Richard Darke defines “sustainable gardens” as “those that consume the fewest resources,” which makes so much sense I wonder why that definition isn’t universally accepted.  Then he jumps into the hottest topic in gardening with his take on invasive plants: “I am not comfortable with the term ‘invasive’… So-called invasive plants wouldn’t exist unless they were better adapted to current conditions than so-called native species.” Darke grows a mix of natives and nonnatives but declares that “None of the plants I grow require watering beyond initial establishment, fertilizing, or pesticides.”  He’s my kind of gardener.

 Meadows expert John Greenlee, when describing the yearly cutting back required by meadows and natural lawns, recommends doing the job with a “groundcover mower or a weed eater with a blade.”  What the heck are they and where can I buy them?

Reliable predictions are that by 2013, 36 U.S. states will have chronic water shortages, so “waterwise gardening” isn’t just for the arid West anymore.  Tom Christopher reminds us that 30 percent of residential water use goes to the landscape, mostly to lawns that could and should be allowed to go dormant in the summer.  Dormancy isn’t a sign of impending death; it’s the state of “suspended animation” that keeps turfgrasses alive through weeks of summer weather.

Christopher also points out a gaping omission in the USDA’s growing zones – they reflect winter temperatures only and ignore amounts of rainfall.  “The USDA map classifies Naples, FL as identical with Victorville, CA, even though Naples receives 51.9 inches of precipitation annually while Victorville gets less than 7.” 

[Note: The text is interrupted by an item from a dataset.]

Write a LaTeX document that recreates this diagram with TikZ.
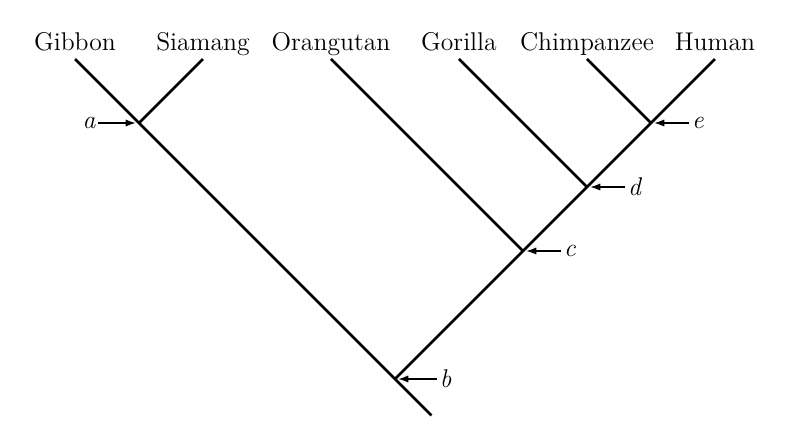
\documentclass[tikz,border=0pt]{standalone}
\usepackage{fontspec}
\usetikzlibrary{positioning,arrows.meta}
\begin{document}
\begin{tikzpicture}[font=\fontsize{11.4}{13}\selectfont,
  branch/.style={line width=1.2pt},
  pointer/.style={-{Latex[length=4.5pt,width=3.2pt]},line width=0.6pt},
  tag/.style={inner sep=1pt,font=\fontsize{11.4}{13}\selectfont\itshape}]
\useasboundingbox (-6.172,-1.016) rectangle (6.391,5.922);
% junctions of the tree
\coordinate (b) at (0,0);
\coordinate (a) at (-4,4);
\coordinate (c) at (2,2);
\coordinate (d) at (3,3);
\coordinate (e) at (4,4);
\coordinate (root) at (0.57,-0.57);
% tips
\coordinate (gib) at (-5,5);
\coordinate (sia) at (-3,5);
\coordinate (ora) at (-1,5);
\coordinate (gor) at (1,5);
\coordinate (chi) at (3,5);
\coordinate (hum) at (5,5);
\node[anchor=base] (gibbon) at (-5,5.14) {Gibbon};
\node[anchor=base] (siamang) at (-3,5.14) {Siamang};
\node[anchor=base] (orangutan) at (-1,5.14) {Orangutan};
\node[anchor=base] (gorilla) at (1,5.14) {Gorilla};
\node[anchor=base] (chimp) at (3,5.14) {Chimpanzee};
\node[anchor=base] (human) at (5,5.14) {Human};
\draw[branch] (gib)--(root);
\draw[branch] (sia)--(a);
\draw[branch] (hum)--(b);
\draw[branch] (ora)--(c);
\draw[branch] (gor)--(d);
\draw[branch] (chi)--(e);
% split labels
\node[tag,left=0.64cm of a] (la) {a};
\node[tag,right=0.66cm of b] (lb) {b};
\node[tag,right=0.6cm of c] (lc) {c};
\node[tag,right=0.6cm of d] (ld) {d};
\node[tag,right=0.6cm of e] (le) {e};
\draw[pointer] (la)--([xshift=-0.05cm]a);
\draw[pointer] (lb)--([xshift=0.05cm]b);
\draw[pointer] (lc)--([xshift=0.05cm]c);
\draw[pointer] (ld)--([xshift=0.05cm]d);
\draw[pointer] (le)--([xshift=0.05cm]e);
\end{tikzpicture}
\end{document}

Christopher’s caveat about the use of mulch surprises me, though.  “In the short term, an organic mulch will reduce soil fertility because it will absorb nitrates (a major plant nutrient) from the soil as it decomposes.  For this reason, the application of such a mulch will probably increase your plants’ need for fertilization in the short term.”  Can that be true of all organic mulches, not just hard wood?  

About soil science and the details of permaculture, I found a lot here that was new to me but frankly, grasped close to none of it.  My bad, I’m sure.